Культурология. Дайджест №1 / 2015 - страница 30
Он предчувствует гибель. В жаркий летний день он, наверное, заметит и отметит первый «желтый лист»180.
Тютчев скажет: «Как увядающее мило, какая прелесть в нем для нас»181, не потому ли, что все милое он видит увядающим, и, чем милее, тем острее это чувство отцвета.
Самая сильная его любовь – последняя; самый яркий ее свет – «прощальный свет», самая яркая ее заря – «заря вечерняя». Ее солнце – «закатное солнце». И она – «блаженство и безнадежность»182.

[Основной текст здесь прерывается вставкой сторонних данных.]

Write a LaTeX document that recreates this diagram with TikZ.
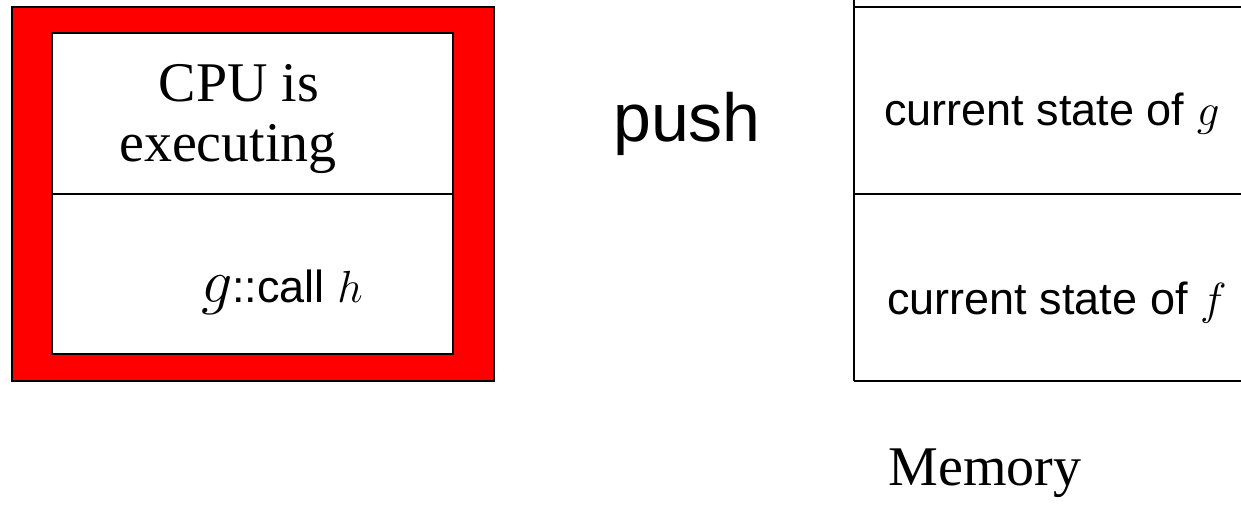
\RequirePackage{fix-cm}
\documentclass[tikz,border=0pt]{standalone}
\usepackage{fontspec}
\setmainfont{Liberation Serif}
\setsansfont{Liberation Sans}
\begin{document}
\begin{tikzpicture}[x=1pt,y=-1pt,line width=1.8pt,
  box/.style={draw=black,rectangle,inner sep=0pt},
  serif/.style={font=\fontsize{56}{64}\selectfont,anchor=base,inner sep=0pt},
  sans/.style={font=\sffamily\fontsize{45}{52}\selectfont,anchor=base,inner sep=0pt}]
\useasboundingbox (0,0) rectangle (1241,513);
\fill[white] (0,0) rectangle (1241,513);

% CPU: red frame around the register panel
\node[box,fill=red,minimum width=482pt,minimum height=374pt] (cpu) at (253,194) {};
\node[box,fill=white,minimum width=401pt,minimum height=321pt] (core) at (252.5,193.5) {};
\draw (52,194) -- (453,194);
\node[serif] (cpuis) at (239,102) {CPU is};
\node[serif] (exec) at (228,162) {executing};
\node[sans] (call) at (282,302) {{\fontsize{62}{70}\selectfont$g$}::call $h$};

% push label
\node[sans,font=\sffamily\fontsize{68}{76}\selectfont] (push) at (687,142) {push};

% Memory stack
\draw (854,-2) -- (854,381);
\draw (854,7) -- (1243,7);
\draw (854,194) -- (1243,194);
\draw (854,381) -- (1243,381);
\node[sans] (stg) at (1052,126) {current state of $g$};
\node[sans] (stf) at (1057,314) {current state of $f$};
\node[serif] (mem) at (985,485) {Memory};
\end{tikzpicture}
\end{document}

Эта больная личность относилась к жизни с глубоким недоверием прирожденного пессимиста. Как под старость «младая улыбка женских уст и женских глаз, не восхищая, не прельщая, лишь тревожит нас», так «тревожным глазом» глядел он «на этот блеск, на этот свет. Не издеваются ль над нами? Откуда нам такой привет?»183
Ведь мы так беспомощны пред жизнью, так ограничены в знаньи: «Увы, что нашего незнанья и беспомощней и грустней?»184
Одной из мук отчаявшейся тютчевской личности было чувство глубокой обиды за свое положение в космосе. «Бесследно все, и так легко не быть! При мне иль без меня – что нужды в том? Все будет то ж – и вьюга так же выть, и тот же мрак, и та же степь кругом»185. Конечно, это чувство космической обиды ничуть не мешало отрицанию «я», определявшемуся своими причинами.

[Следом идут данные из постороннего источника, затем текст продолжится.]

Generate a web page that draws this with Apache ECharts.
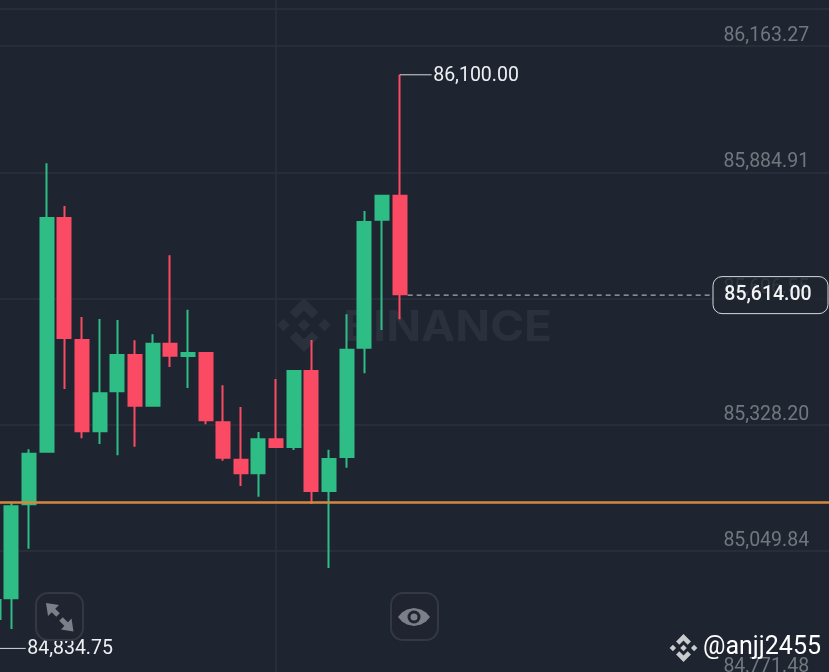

Тютчевская личность представляла собой хаос, ощущавшийся как страданье. Она всячески стремилась преодолеть его. Отдаваясь соблазнам, столь мучившим ее, она не избавлялась от этого страдания, а лишь усугубляла его. И в минуты полного отчаяния, ища выхода, она устремлялась к религии. Религия Тютчева – религия отчаяния. Но от того она не теряет своей искренности.
Несомненная религиозность отразилась в одном раннем, но очень характерном стихотворении Тютчева «Проблеск».
Здесь уже намечается характерное для Тютчева стремление к бессмертию, к преодолению времени, преходящести и смутно связывается с верою в Бога, дарующего эту победу над преходящестью и бренностью существования.
Но и здесь уже высказаны сетования на человеческое слабодушие, на неспособность человека к длительному экстазу веры, к длительному полету «с земного круга»187 в небо. Но эта прискорбная слабость не исключает религиозности: слабость эта именно потому так горестно ощущается, что человеком изведано и блаженство религиозного подъема.
Пусть религиозность Тютчева – «сон», но он не менее реален, чем утомительные сны его «безнебесного» существования. И любовь Тютчев называет «сном» («в разлуке есть высокое значенье»)188, но кто сомневается в ее действительности? Но для религиозности Тютчева почему‐то делается исключение. Она была несомненно в этой тоске по потерянному раю веры и во многом другом. Он принимал религию «как единое на потребу». Пусть не откроют ему ее райских врат, но ведь он стучится в них. Раз есть религиозная потребность и определенная оценка религии как элемент мировоззрения – их необходимо полностью учесть в характеристике душевной драмы поэта. Иначе итоги будут неверны, и поэзия его – соотношение ее элементов – не будет удовлетворительно освещена.